CAPITAL ONE BANK (USA), N.A. v. RODGERS

Court of Appeals of Ohio (2010)

Facts

Issue

Holding — Delaney, J.

Rule

Reasoning

Deep Dive: How the Court Reached Its Decision

Application of Statute of Limitations

The court addressed the first assignment of error regarding the statute of limitations, which the appellant claimed barred the lawsuit filed by Capital One Bank. The appellant argued that Virginia law applied, which has a three-year statute of limitations for unwritten contracts, suggesting that the lawsuit was untimely filed. However, the court concluded that Ohio law governed the case, as it was the forum state. The court referred to Ohio's six-year statute of limitations for breach of contract claims, noting that even if the contract were governed by Virginia law, Ohio courts apply their own procedural laws, including statutes of limitations. The court established that the appellant's last payment occurred in April 2006, and the complaint was filed in July 2009, well within Ohio’s six-year limit. Thus, the court found the appellant's argument regarding the statute of limitations to be meritless and ruled that the trial court had not erred in its decision to deny the motion to dismiss based on this argument.

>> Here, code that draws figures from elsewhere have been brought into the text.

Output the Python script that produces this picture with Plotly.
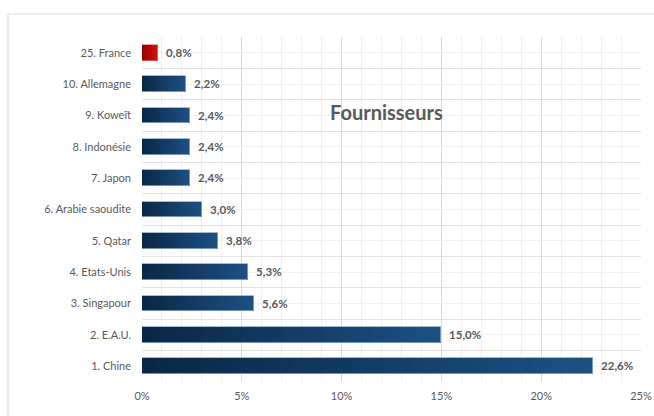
import plotly.graph_objects as go

categories = ["1. Chine", "2. E.A.U.", "3. Singapour", "4. Etats-Unis", "5. Qatar",
              "6. Arabie saoudite", "7. Japon", "8. Indonésie", "9. Koweït",
              "10. Allemagne", "25. France"]
values = [22.6, 15.0, 5.6, 5.3, 3.8, 3.0, 2.4, 2.4, 2.4, 2.2, 0.8]
x_tick_vals = [0, 5, 10, 15, 20, 25]
x_tick_text = ["0%", "5%", "10%", "15%", "20%", "25%"]
title_text = "Fournisseurs"

positions = list(range(len(categories)))
labels = ["  " + f"{v:.1f}%".replace(".", ",") for v in values]

# gradient endpoints (left -> right)
blue_left, blue_right = (10, 38, 68), (28, 80, 130)
red_left, red_right = (150, 0, 0), (215, 15, 15)
is_france = [c.endswith("France") for c in categories]

def mix(a, b, t):
    return "rgb(%d,%d,%d)" % tuple(round(a[i] + (b[i] - a[i]) * t) for i in range(3))

fig = go.Figure()
N = 30
for k in range(N):
    f = 1 - k / N
    cols = [mix(red_left, red_right, f) if fr else mix(blue_left, blue_right, f) for fr in is_france]
    fig.add_trace(go.Bar(
        x=[v * f for v in values], y=positions, orientation="h", width=0.5,
        marker=dict(color=cols, line=dict(width=0)), hoverinfo="skip", showlegend=False,
    ))

fig.add_trace(go.Bar(
    x=values, y=positions, orientation="h", width=0.5,
    marker=dict(color="rgba(0,0,0,0)",
                line=dict(width=1, color=["rgba(230,120,120,0.7)" if fr else "rgba(140,170,200,0.8)" for fr in is_france])),
    text=labels, textposition="outside", cliponaxis=False,
    textfont=dict(family="Lato", size=11.5, color="#595959", weight="bold"),
    showlegend=False,
))

fig.add_annotation(x=9.3, y=8.1, xref="x", yref="y", text="<b>" + title_text + "</b>",
                   showarrow=False, xanchor="left", yanchor="middle",
                   font=dict(family="Lato", size=20, color="#595959"))

W, H = 654, 416
L, T, PW, PH = 142, 37, 499, 345
fig.add_shape(type="rect", xref="paper", yref="paper",
              x0=(8 - L) / PW, x1=1.2, y0=-0.3, y1=(T + PH - 14) / PH,
              line=dict(color="#d9d9d9", width=1), fillcolor="rgba(0,0,0,0)", layer="below")

fig.update_layout(
    width=W, height=H,
    margin=dict(l=L, r=W - L - PW, t=T, b=H - T - PH, autoexpand=False),
    paper_bgcolor="white", plot_bgcolor="white",
    barmode="overlay", bargap=0,
    font=dict(family="Lato", size=11, color="#595959"),
    xaxis=dict(range=[0, 25], tickvals=x_tick_vals, ticktext=x_tick_text,
               showgrid=True, gridcolor="#d9d9d9", gridwidth=1,
               minor=dict(dtick=1, tick0=0, showgrid=True, gridcolor="#f0f0f0"),
               zeroline=False, showline=False, ticks="", ticklabelstandoff=6,
               tickfont=dict(size=11, color="#595959"), fixedrange=True, automargin=False),
    yaxis=dict(range=[-0.5, 10.5], tickvals=positions, ticktext=categories,
               showgrid=True, gridcolor="#f0f0f0",
               minor=dict(tickvals=[p + 0.5 for p in [-1] + positions], showgrid=True, gridcolor="#e3e3e3"),
               zeroline=False, showline=False, ticks="", ticklabelstandoff=10,
               tickfont=dict(size=11, color="#595959"), fixedrange=True, automargin=False),
)

fig.write_html("out.html",
               config={"displayModeBar": False},
               post_script="document.body.style.margin='0';document.body.style.overflow='hidden';")
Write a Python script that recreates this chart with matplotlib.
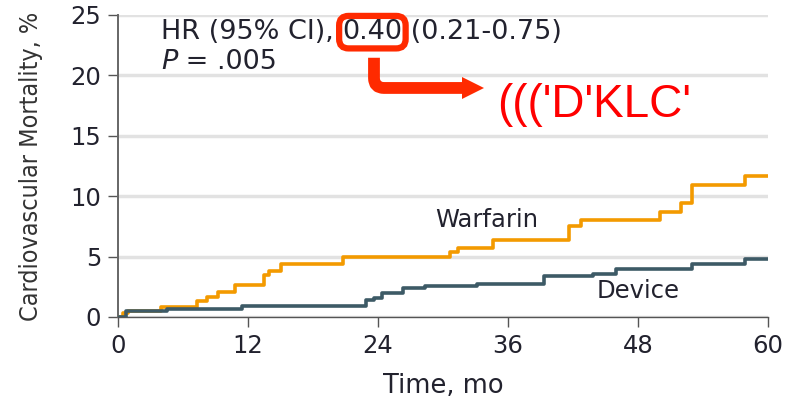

Summary Judgment Considerations

In evaluating the assignments of error related to the summary judgment, the court reaffirmed the standards set forth in Civil Rule 56. The court emphasized that summary judgment is appropriate only when there is no genuine issue of material fact and the moving party is entitled to judgment as a matter of law. In this case, the appellant failed to respond to the Requests for Admissions served by Capital One Bank, which established his liability for the debt conclusively. The court pointed out that, under Ohio law, unanswered requests for admission are treated as conclusive admissions of the matters stated, meaning the appellant admitted to owing the specified amount without contesting it. The court noted that the appellant, as a pro se litigant, was expected to be aware of and adhere to legal procedures, thus he could not claim ignorance of the requirements to respond to discovery requests. Given these factors, the court determined that there were no genuine issues of material fact remaining for trial, supporting the trial court's decision to grant summary judgment in favor of Capital One Bank.

Pro Se Litigant Standards

The court further clarified the expectations for pro se litigants, indicating that they are held to the same standards as those represented by counsel. The court highlighted that a pro se litigant cannot expect special treatment or leniency from the court due to their self-representation. In this case, the appellant had the responsibility to respond to the discovery requests and to understand the implications of failing to do so. The court reiterated that ignorance of procedural rules is not a valid excuse for failing to comply with them. This principle reinforced the court's rationale for granting summary judgment, as the appellant’s failure to engage with the legal process led to a conclusive admission of liability, eliminating the possibility of contesting the claims made by Capital One Bank. Thus, the court's treatment of the appellant's status as a pro se litigant played a significant role in affirming the trial court's judgment.

Conclusion of the Court

Ultimately, the court affirmed the judgment of the Muskingum County Court, concluding that the trial court acted appropriately in granting summary judgment to Capital One Bank. The court found that the appellant's claims regarding the statute of limitations were unfounded, as Ohio law applied and the lawsuit was timely filed. Additionally, the court confirmed that the unchallenged Requests for Admissions established the appellant's liability for the credit card debt, leaving no genuine issues for trial. The court's thorough examination of the procedural aspects and the responsibilities of the parties involved led to a clear determination that the trial court's ruling was justified. Consequently, the court upheld the decision, reinforcing the importance of adherence to procedural rules in the litigation process and the implications of failing to respond in a timely manner.